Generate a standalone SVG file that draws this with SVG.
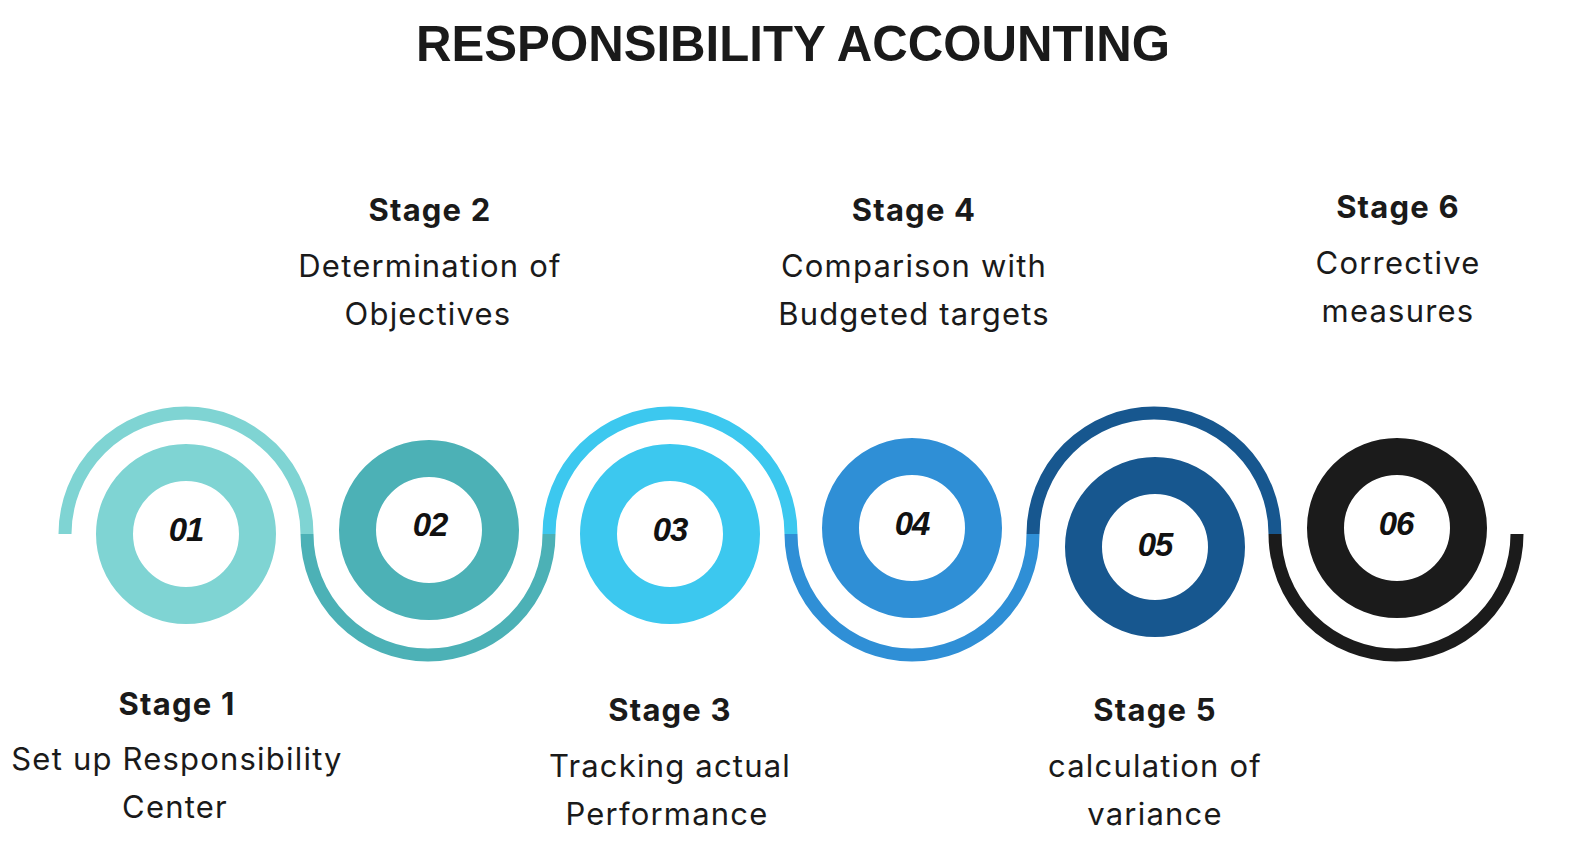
<svg xmlns="http://www.w3.org/2000/svg" width="1582" height="852" viewBox="0 0 1582 852">
<style>
.title{font-family:"Liberation Sans",Arial,sans-serif;font-weight:bold;font-size:50px;fill:#1a1a1a;text-anchor:middle}
.stage{font-family:Inter,"Noto Sans",sans-serif;font-weight:bold;font-size:31px;fill:#1a1a1a;text-anchor:middle;letter-spacing:1.2px}
.desc{font-family:Inter,"Noto Sans",sans-serif;font-size:31px;fill:#1a1a1a;text-anchor:middle;letter-spacing:1.2px}
.num{font-family:"Liberation Sans",Arial,sans-serif;font-weight:bold;font-style:italic;font-size:33px;fill:#111;text-anchor:middle;letter-spacing:-1px}
.ring{fill:#fff;stroke-width:37}
.arc{fill:none;stroke-width:13}
</style>
<rect width="1582" height="852" fill="#fff"/>
<text class="title" x="793" y="61" textLength="754" lengthAdjust="spacingAndGlyphs">RESPONSIBILITY ACCOUNTING</text>
<g id="connectors">
<path class="arc" stroke="#7fd4d3" d="M65 534 A121 121 0 0 1 307 534"/>
<path class="arc" stroke="#4cb1b6" d="M307 534 A121 121 0 0 0 549 534"/>
<path class="arc" stroke="#3cc8ef" d="M549 534 A121 121 0 0 1 791 534"/>
<path class="arc" stroke="#2f8fd6" d="M791 534 A121 121 0 0 0 1033 534"/>
<path class="arc" stroke="#17578f" d="M1033 534 A121 121 0 0 1 1275 534"/>
<path class="arc" stroke="#1b1b1b" d="M1275 534 A121 121 0 0 0 1517 534"/>
</g>
<g id="stage1">
<circle class="ring" cx="186" cy="534" r="71.5" stroke="#7fd4d3"/>
<text class="num" x="186" y="541">01</text>
<text class="stage" x="177" y="715">Stage 1</text>
<text class="desc" x="177" y="770">Set up Responsibility</text>
<text class="desc" x="175" y="818">Center</text>
</g>
<g id="stage2">
<circle class="ring" cx="429" cy="530" r="71.5" stroke="#4cb1b6"/>
<text class="num" x="430" y="536">02</text>
<text class="stage" x="430" y="221">Stage 2</text>
<text class="desc" x="430" y="277">Determination of</text>
<text class="desc" x="428" y="325">Objectives</text>
</g>
<g id="stage3">
<circle class="ring" cx="670" cy="534" r="71.5" stroke="#3cc8ef"/>
<text class="num" x="670" y="541">03</text>
<text class="stage" x="670" y="721">Stage 3</text>
<text class="desc" x="670" y="777">Tracking actual</text>
<text class="desc" x="667" y="825">Performance</text>
</g>
<g id="stage4">
<circle class="ring" cx="912" cy="528" r="71.5" stroke="#2f8fd6"/>
<text class="num" x="912" y="535">04</text>
<text class="stage" x="914" y="221">Stage 4</text>
<text class="desc" x="914" y="277">Comparison with</text>
<text class="desc" x="914" y="325">Budgeted targets</text>
</g>
<g id="stage5">
<circle class="ring" cx="1155" cy="547" r="71.5" stroke="#17578f"/>
<text class="num" x="1155" y="556">05</text>
<text class="stage" x="1155" y="721">Stage 5</text>
<text class="desc" x="1155" y="777">calculation of</text>
<text class="desc" x="1155" y="825">variance</text>
</g>
<g id="stage6">
<circle class="ring" cx="1397" cy="528" r="71.5" stroke="#1b1b1b"/>
<text class="num" x="1396" y="535">06</text>
<text class="stage" x="1398" y="218">Stage 6</text>
<text class="desc" x="1398" y="274">Corrective</text>
<text class="desc" x="1398" y="322">measures</text>
</g>
</svg>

▬▬▬▬▬▬▬▬▬▬

Without the pictures, retype the whole of the material above exactly.

Generate a standalone SVG file that draws this with SVG.
<svg xmlns="http://www.w3.org/2000/svg" width="1582" height="852" viewBox="0 0 1582 852">
<style>
.title{font-family:"Liberation Sans",Arial,sans-serif;font-weight:bold;font-size:50px;fill:#1a1a1a;text-anchor:middle}
.stage{font-family:Inter,"Noto Sans",sans-serif;font-weight:bold;font-size:31px;fill:#1a1a1a;text-anchor:middle;letter-spacing:1.2px}
.desc{font-family:Inter,"Noto Sans",sans-serif;font-size:31px;fill:#1a1a1a;text-anchor:middle;letter-spacing:1.2px}
.num{font-family:"Liberation Sans",Arial,sans-serif;font-weight:bold;font-style:italic;font-size:33px;fill:#111;text-anchor:middle;letter-spacing:-1px}
.ring{fill:#fff;stroke-width:37}
.arc{fill:none;stroke-width:13}
</style>
<rect width="1582" height="852" fill="#fff"/>
<text class="title" x="793" y="61" textLength="754" lengthAdjust="spacingAndGlyphs">RESPONSIBILITY ACCOUNTING</text>
<g id="connectors">
<path class="arc" stroke="#7fd4d3" d="M65 534 A121 121 0 0 1 307 534"/>
<path class="arc" stroke="#4cb1b6" d="M307 534 A121 121 0 0 0 549 534"/>
<path class="arc" stroke="#3cc8ef" d="M549 534 A121 121 0 0 1 791 534"/>
<path class="arc" stroke="#2f8fd6" d="M791 534 A121 121 0 0 0 1033 534"/>
<path class="arc" stroke="#17578f" d="M1033 534 A121 121 0 0 1 1275 534"/>
<path class="arc" stroke="#1b1b1b" d="M1275 534 A121 121 0 0 0 1517 534"/>
</g>
<g id="stage1">
<circle class="ring" cx="186" cy="534" r="71.5" stroke="#7fd4d3"/>
<text class="num" x="186" y="541">01</text>
<text class="stage" x="177" y="715">Stage 1</text>
<text class="desc" x="177" y="770">Set up Responsibility</text>
<text class="desc" x="175" y="818">Center</text>
</g>
<g id="stage2">
<circle class="ring" cx="429" cy="530" r="71.5" stroke="#4cb1b6"/>
<text class="num" x="430" y="536">02</text>
<text class="stage" x="430" y="221">Stage 2</text>
<text class="desc" x="430" y="277">Determination of</text>
<text class="desc" x="428" y="325">Objectives</text>
</g>
<g id="stage3">
<circle class="ring" cx="670" cy="534" r="71.5" stroke="#3cc8ef"/>
<text class="num" x="670" y="541">03</text>
<text class="stage" x="670" y="721">Stage 3</text>
<text class="desc" x="670" y="777">Tracking actual</text>
<text class="desc" x="667" y="825">Performance</text>
</g>
<g id="stage4">
<circle class="ring" cx="912" cy="528" r="71.5" stroke="#2f8fd6"/>
<text class="num" x="912" y="535">04</text>
<text class="stage" x="914" y="221">Stage 4</text>
<text class="desc" x="914" y="277">Comparison with</text>
<text class="desc" x="914" y="325">Budgeted targets</text>
</g>
<g id="stage5">
<circle class="ring" cx="1155" cy="547" r="71.5" stroke="#17578f"/>
<text class="num" x="1155" y="556">05</text>
<text class="stage" x="1155" y="721">Stage 5</text>
<text class="desc" x="1155" y="777">calculation of</text>
<text class="desc" x="1155" y="825">variance</text>
</g>
<g id="stage6">
<circle class="ring" cx="1397" cy="528" r="71.5" stroke="#1b1b1b"/>
<text class="num" x="1396" y="535">06</text>
<text class="stage" x="1398" y="218">Stage 6</text>
<text class="desc" x="1398" y="274">Corrective</text>
<text class="desc" x="1398" y="322">measures</text>
</g>
</svg>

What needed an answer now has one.